#### Data section:
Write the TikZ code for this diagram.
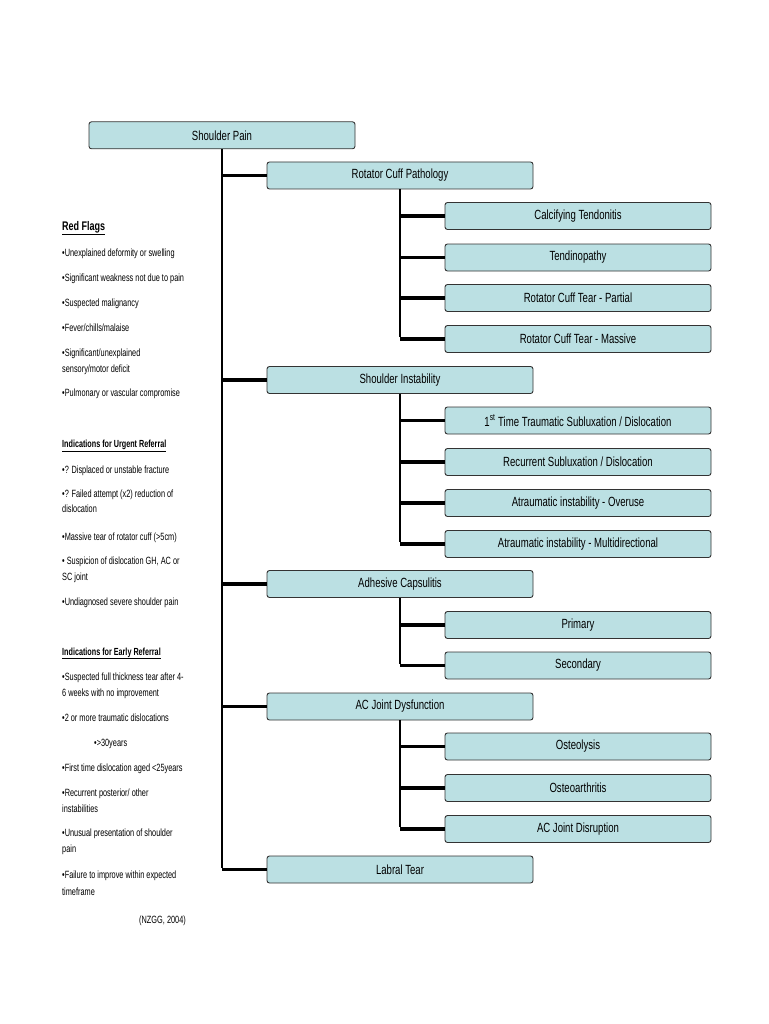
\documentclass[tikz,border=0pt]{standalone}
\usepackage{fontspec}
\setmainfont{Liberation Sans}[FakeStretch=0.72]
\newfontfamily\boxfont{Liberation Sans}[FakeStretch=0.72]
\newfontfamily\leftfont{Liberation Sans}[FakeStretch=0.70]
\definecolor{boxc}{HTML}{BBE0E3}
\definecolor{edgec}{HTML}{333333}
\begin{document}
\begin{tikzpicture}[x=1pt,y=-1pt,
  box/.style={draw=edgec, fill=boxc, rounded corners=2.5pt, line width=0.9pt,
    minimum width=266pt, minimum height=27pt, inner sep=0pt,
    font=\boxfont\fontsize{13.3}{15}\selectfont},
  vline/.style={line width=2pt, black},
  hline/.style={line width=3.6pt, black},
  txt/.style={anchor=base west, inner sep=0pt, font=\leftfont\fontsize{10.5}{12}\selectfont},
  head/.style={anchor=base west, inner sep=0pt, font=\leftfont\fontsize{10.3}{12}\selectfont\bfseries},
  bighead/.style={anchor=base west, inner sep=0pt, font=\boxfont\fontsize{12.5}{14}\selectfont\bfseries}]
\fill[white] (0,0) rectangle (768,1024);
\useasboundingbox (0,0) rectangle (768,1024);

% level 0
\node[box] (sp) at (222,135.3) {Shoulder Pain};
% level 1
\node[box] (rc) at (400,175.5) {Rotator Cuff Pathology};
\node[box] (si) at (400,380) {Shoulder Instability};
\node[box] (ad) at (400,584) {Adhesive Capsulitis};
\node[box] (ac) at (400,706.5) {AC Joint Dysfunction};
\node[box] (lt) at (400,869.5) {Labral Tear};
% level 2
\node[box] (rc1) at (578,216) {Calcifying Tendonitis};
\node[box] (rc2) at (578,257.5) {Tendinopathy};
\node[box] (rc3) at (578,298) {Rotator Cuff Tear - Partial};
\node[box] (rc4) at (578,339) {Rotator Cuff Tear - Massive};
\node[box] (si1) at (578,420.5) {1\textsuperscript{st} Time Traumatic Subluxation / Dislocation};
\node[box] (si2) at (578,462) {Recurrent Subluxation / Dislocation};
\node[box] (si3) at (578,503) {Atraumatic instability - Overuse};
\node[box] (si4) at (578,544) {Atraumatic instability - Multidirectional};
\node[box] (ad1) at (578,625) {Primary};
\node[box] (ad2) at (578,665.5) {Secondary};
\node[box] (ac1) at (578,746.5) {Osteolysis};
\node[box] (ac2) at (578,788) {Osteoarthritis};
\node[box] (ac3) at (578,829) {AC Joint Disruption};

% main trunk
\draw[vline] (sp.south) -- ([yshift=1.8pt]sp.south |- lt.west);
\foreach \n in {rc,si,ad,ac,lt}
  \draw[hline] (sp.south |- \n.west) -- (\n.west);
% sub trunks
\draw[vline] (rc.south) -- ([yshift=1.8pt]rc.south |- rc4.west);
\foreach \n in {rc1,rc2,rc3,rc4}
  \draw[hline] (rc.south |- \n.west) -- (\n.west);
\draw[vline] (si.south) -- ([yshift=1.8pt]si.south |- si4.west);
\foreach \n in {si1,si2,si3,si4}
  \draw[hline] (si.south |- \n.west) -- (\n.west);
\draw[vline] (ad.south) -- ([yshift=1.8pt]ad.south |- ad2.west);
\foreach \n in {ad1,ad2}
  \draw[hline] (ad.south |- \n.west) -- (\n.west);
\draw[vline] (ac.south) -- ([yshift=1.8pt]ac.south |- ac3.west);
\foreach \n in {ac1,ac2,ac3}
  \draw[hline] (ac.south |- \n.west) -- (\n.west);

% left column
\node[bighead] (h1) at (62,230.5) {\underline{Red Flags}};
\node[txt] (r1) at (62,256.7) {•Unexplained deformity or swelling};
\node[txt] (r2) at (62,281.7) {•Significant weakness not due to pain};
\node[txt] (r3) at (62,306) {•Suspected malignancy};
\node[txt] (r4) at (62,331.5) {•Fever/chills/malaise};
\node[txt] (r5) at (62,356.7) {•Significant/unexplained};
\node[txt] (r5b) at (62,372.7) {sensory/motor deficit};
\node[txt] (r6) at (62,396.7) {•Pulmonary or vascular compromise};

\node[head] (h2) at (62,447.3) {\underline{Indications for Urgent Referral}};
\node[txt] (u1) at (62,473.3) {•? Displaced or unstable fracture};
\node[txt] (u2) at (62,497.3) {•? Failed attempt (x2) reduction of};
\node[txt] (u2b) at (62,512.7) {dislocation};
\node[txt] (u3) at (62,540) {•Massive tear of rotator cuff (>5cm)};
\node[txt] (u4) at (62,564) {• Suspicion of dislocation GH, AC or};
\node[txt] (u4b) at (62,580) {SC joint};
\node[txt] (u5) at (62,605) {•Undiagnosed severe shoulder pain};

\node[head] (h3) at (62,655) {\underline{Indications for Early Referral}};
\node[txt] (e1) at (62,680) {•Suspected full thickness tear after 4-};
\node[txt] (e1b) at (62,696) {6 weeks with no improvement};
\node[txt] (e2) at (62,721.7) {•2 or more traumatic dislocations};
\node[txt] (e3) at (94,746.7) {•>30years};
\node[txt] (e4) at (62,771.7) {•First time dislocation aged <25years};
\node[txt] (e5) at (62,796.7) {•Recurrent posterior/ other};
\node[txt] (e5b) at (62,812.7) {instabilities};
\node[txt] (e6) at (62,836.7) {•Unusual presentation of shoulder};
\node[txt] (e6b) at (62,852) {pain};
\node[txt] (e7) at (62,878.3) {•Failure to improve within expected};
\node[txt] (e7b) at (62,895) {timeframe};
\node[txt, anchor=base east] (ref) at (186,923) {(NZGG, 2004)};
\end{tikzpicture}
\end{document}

#### Exercise details:
Every line of the data above should be quoted exactly. Omit the pictures.

#### Full solution:
Write the TikZ code for this diagram.
\documentclass[tikz,border=0pt]{standalone}
\usepackage{fontspec}
\setmainfont{Liberation Sans}[FakeStretch=0.72]
\newfontfamily\boxfont{Liberation Sans}[FakeStretch=0.72]
\newfontfamily\leftfont{Liberation Sans}[FakeStretch=0.70]
\definecolor{boxc}{HTML}{BBE0E3}
\definecolor{edgec}{HTML}{333333}
\begin{document}
\begin{tikzpicture}[x=1pt,y=-1pt,
  box/.style={draw=edgec, fill=boxc, rounded corners=2.5pt, line width=0.9pt,
    minimum width=266pt, minimum height=27pt, inner sep=0pt,
    font=\boxfont\fontsize{13.3}{15}\selectfont},
  vline/.style={line width=2pt, black},
  hline/.style={line width=3.6pt, black},
  txt/.style={anchor=base west, inner sep=0pt, font=\leftfont\fontsize{10.5}{12}\selectfont},
  head/.style={anchor=base west, inner sep=0pt, font=\leftfont\fontsize{10.3}{12}\selectfont\bfseries},
  bighead/.style={anchor=base west, inner sep=0pt, font=\boxfont\fontsize{12.5}{14}\selectfont\bfseries}]
\fill[white] (0,0) rectangle (768,1024);
\useasboundingbox (0,0) rectangle (768,1024);

% level 0
\node[box] (sp) at (222,135.3) {Shoulder Pain};
% level 1
\node[box] (rc) at (400,175.5) {Rotator Cuff Pathology};
\node[box] (si) at (400,380) {Shoulder Instability};
\node[box] (ad) at (400,584) {Adhesive Capsulitis};
\node[box] (ac) at (400,706.5) {AC Joint Dysfunction};
\node[box] (lt) at (400,869.5) {Labral Tear};
% level 2
\node[box] (rc1) at (578,216) {Calcifying Tendonitis};
\node[box] (rc2) at (578,257.5) {Tendinopathy};
\node[box] (rc3) at (578,298) {Rotator Cuff Tear - Partial};
\node[box] (rc4) at (578,339) {Rotator Cuff Tear - Massive};
\node[box] (si1) at (578,420.5) {1\textsuperscript{st} Time Traumatic Subluxation / Dislocation};
\node[box] (si2) at (578,462) {Recurrent Subluxation / Dislocation};
\node[box] (si3) at (578,503) {Atraumatic instability - Overuse};
\node[box] (si4) at (578,544) {Atraumatic instability - Multidirectional};
\node[box] (ad1) at (578,625) {Primary};
\node[box] (ad2) at (578,665.5) {Secondary};
\node[box] (ac1) at (578,746.5) {Osteolysis};
\node[box] (ac2) at (578,788) {Osteoarthritis};
\node[box] (ac3) at (578,829) {AC Joint Disruption};

% main trunk
\draw[vline] (sp.south) -- ([yshift=1.8pt]sp.south |- lt.west);
\foreach \n in {rc,si,ad,ac,lt}
  \draw[hline] (sp.south |- \n.west) -- (\n.west);
% sub trunks
\draw[vline] (rc.south) -- ([yshift=1.8pt]rc.south |- rc4.west);
\foreach \n in {rc1,rc2,rc3,rc4}
  \draw[hline] (rc.south |- \n.west) -- (\n.west);
\draw[vline] (si.south) -- ([yshift=1.8pt]si.south |- si4.west);
\foreach \n in {si1,si2,si3,si4}
  \draw[hline] (si.south |- \n.west) -- (\n.west);
\draw[vline] (ad.south) -- ([yshift=1.8pt]ad.south |- ad2.west);
\foreach \n in {ad1,ad2}
  \draw[hline] (ad.south |- \n.west) -- (\n.west);
\draw[vline] (ac.south) -- ([yshift=1.8pt]ac.south |- ac3.west);
\foreach \n in {ac1,ac2,ac3}
  \draw[hline] (ac.south |- \n.west) -- (\n.west);

% left column
\node[bighead] (h1) at (62,230.5) {\underline{Red Flags}};
\node[txt] (r1) at (62,256.7) {•Unexplained deformity or swelling};
\node[txt] (r2) at (62,281.7) {•Significant weakness not due to pain};
\node[txt] (r3) at (62,306) {•Suspected malignancy};
\node[txt] (r4) at (62,331.5) {•Fever/chills/malaise};
\node[txt] (r5) at (62,356.7) {•Significant/unexplained};
\node[txt] (r5b) at (62,372.7) {sensory/motor deficit};
\node[txt] (r6) at (62,396.7) {•Pulmonary or vascular compromise};

\node[head] (h2) at (62,447.3) {\underline{Indications for Urgent Referral}};
\node[txt] (u1) at (62,473.3) {•? Displaced or unstable fracture};
\node[txt] (u2) at (62,497.3) {•? Failed attempt (x2) reduction of};
\node[txt] (u2b) at (62,512.7) {dislocation};
\node[txt] (u3) at (62,540) {•Massive tear of rotator cuff (>5cm)};
\node[txt] (u4) at (62,564) {• Suspicion of dislocation GH, AC or};
\node[txt] (u4b) at (62,580) {SC joint};
\node[txt] (u5) at (62,605) {•Undiagnosed severe shoulder pain};

\node[head] (h3) at (62,655) {\underline{Indications for Early Referral}};
\node[txt] (e1) at (62,680) {•Suspected full thickness tear after 4-};
\node[txt] (e1b) at (62,696) {6 weeks with no improvement};
\node[txt] (e2) at (62,721.7) {•2 or more traumatic dislocations};
\node[txt] (e3) at (94,746.7) {•>30years};
\node[txt] (e4) at (62,771.7) {•First time dislocation aged <25years};
\node[txt] (e5) at (62,796.7) {•Recurrent posterior/ other};
\node[txt] (e5b) at (62,812.7) {instabilities};
\node[txt] (e6) at (62,836.7) {•Unusual presentation of shoulder};
\node[txt] (e6b) at (62,852) {pain};
\node[txt] (e7) at (62,878.3) {•Failure to improve within expected};
\node[txt] (e7b) at (62,895) {timeframe};
\node[txt, anchor=base east] (ref) at (186,923) {(NZGG, 2004)};
\end{tikzpicture}
\end{document}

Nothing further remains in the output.